The physicist, Dr. Michael Floßdorf, has conducted research in the life sciences field into how and in which order these two types of cell occur. His findings have been published in a scientific study "Stochastic T-cell fate decisions." He combined mathematical models and statistical analyses resulting from experimental data. The outcome is an important basis for the development of vaccines or the treatment of disease such as cancer.

As a result, Dr. Floßdorf received the Karl-Freudenberg-Prize awarded on May 24 at the Heidelberg Academy of Science.

"New insights in the fields of science and research form the basis of future innovations," explains Dr. Jörg Böcking, Chief Technology Officer of the Freudenberg Group. "As an innovative and globally-active company, the Freudenberg Group supports young scientists who make a decisive contribution to natural sciences." The Karl-Freudenberg-Prize was awarded at the Heidelberg Science Academy's annual celebration. The award winners presented their work to the public on May 24.

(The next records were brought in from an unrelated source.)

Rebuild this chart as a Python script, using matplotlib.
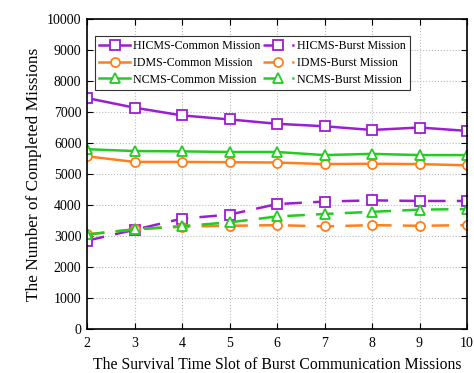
import matplotlib
matplotlib.use("Agg")
import matplotlib.pyplot as plt

plt.rcParams['font.family'] = ['Liberation Serif', 'DejaVu Serif']
plt.rcParams['mathtext.fontset'] = 'stix'

slots = [2, 3, 4, 5, 6, 7, 8, 9, 10]
hicms_common = [7450, 7140, 6890, 6760, 6620, 6540, 6420, 6500, 6390]
idms_common = [5570, 5390, 5390, 5380, 5370, 5320, 5330, 5320, 5280]
ncms_common = [5800, 5740, 5730, 5710, 5710, 5610, 5650, 5610, 5610]
hicms_burst = [2850, 3200, 3560, 3690, 4030, 4110, 4150, 4130, 4130]
idms_burst = [3050, 3220, 3300, 3330, 3350, 3310, 3350, 3330, 3350]
ncms_burst = [3050, 3210, 3320, 3440, 3630, 3710, 3780, 3850, 3870]

purple = '#9B1FD0'
orange = '#FF7F1A'
green = '#22CC22'

fig = plt.figure(figsize=(4.74, 3.73), dpi=100)
ax = fig.add_axes([87/474, 1-329/373, (467-87)/474, (329-19)/373])

dash = (0, (7, 4.5))
kw = dict(linewidth=1.8, markersize=6.5, markerfacecolor='white', markeredgewidth=1.3)
ax.plot(slots, hicms_common, '-', color=purple, marker='s', label='HICMS-Common Mission', **kw)
ax.plot(slots, hicms_burst, linestyle=dash, color=purple, marker='s', label='HICMS-Burst Mission', **kw)
ax.plot(slots, idms_common, '-', color=orange, marker='o', label='IDMS-Common Mission', **kw)
ax.plot(slots, idms_burst, linestyle=dash, color=orange, marker='o', label='IDMS-Burst Mission', **kw)
ax.plot(slots, ncms_common, '-', color=green, marker='^', label='NCMS-Common Mission', **kw)
ax.plot(slots, ncms_burst, linestyle=dash, color=green, marker='^', label='NCMS-Burst Mission', **kw)

ax.set_xlim(2, 10)
ax.set_ylim(0, 10000)
ax.set_xticks(slots)
ax.set_yticks(range(0, 10001, 1000))
ax.grid(True, linestyle=':', color='#BBBBBB', linewidth=0.8)
ax.tick_params(direction='in', length=4, labelsize=10, right=True, top=True, pad=4)
ax.tick_params(axis='x', pad=6)
for s in ax.spines.values():
    s.set_linewidth(1.2)

ax.set_xlabel('The Survival Time Slot of Burst Communication Missions', fontsize=11.3, labelpad=5)
ax.set_ylabel('The Number of Completed Missions', fontsize=12.4)
ax.yaxis.set_label_coords(-0.118, 0.5)

h, l = ax.get_legend_handles_labels()
order = [0, 2, 4, 1, 3, 5]
leg = ax.legend([h[i] for i in order], [l[i] for i in order], ncol=2, loc='upper left',
                bbox_to_anchor=(0.005, 0.965), fontsize=8.6, frameon=True, fancybox=False,
                edgecolor='black', handlelength=2.6, columnspacing=0.2, handletextpad=0.25,
                labelspacing=0.4, borderpad=0.35)
leg.get_frame().set_linewidth(0.8)

fig.savefig('out.png', dpi=100)
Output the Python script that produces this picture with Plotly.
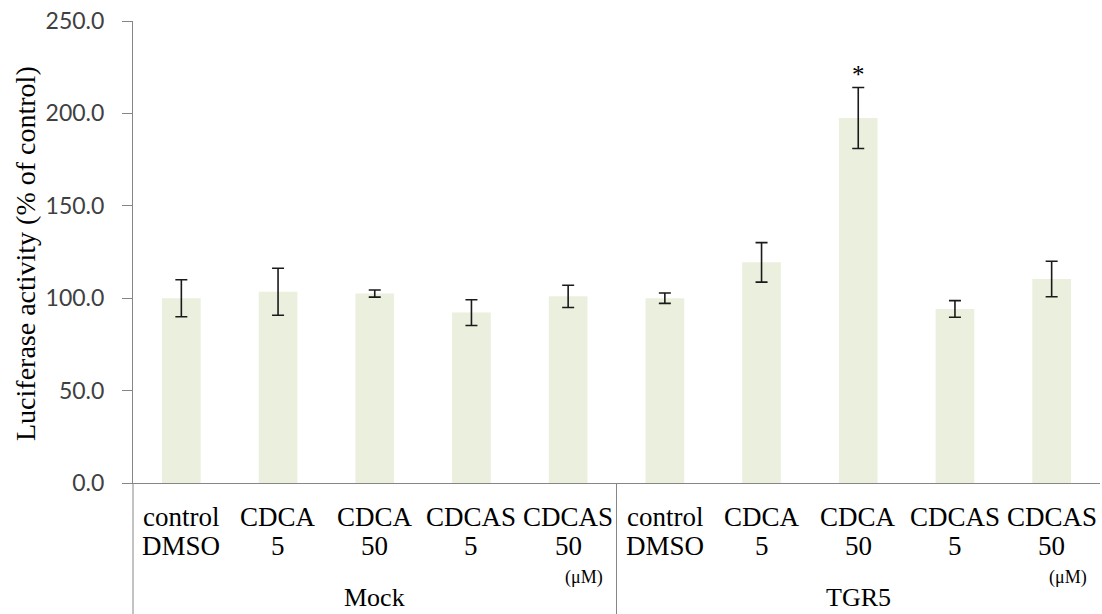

"The Karl-Freudenberg-Prize is an acknowledgement of work"
"The award represents an acknowledgement of my scientific work," according to Dr. Floßdorf. "Furthermore it gives me the opportunity to show the broader public how exciting the application of math and physical methods is in life sciences." According to Dr. Floßdorf, the work proves that following contact with pathogens, slow-dividing precursor memory cells arise from naive T-cells. These memory cells then develop into fast-dividing effector cells. How far the T-cells come in this process is random. Until now there had been various theories for the process of T-cell differentiation in the body which had not yet been proven.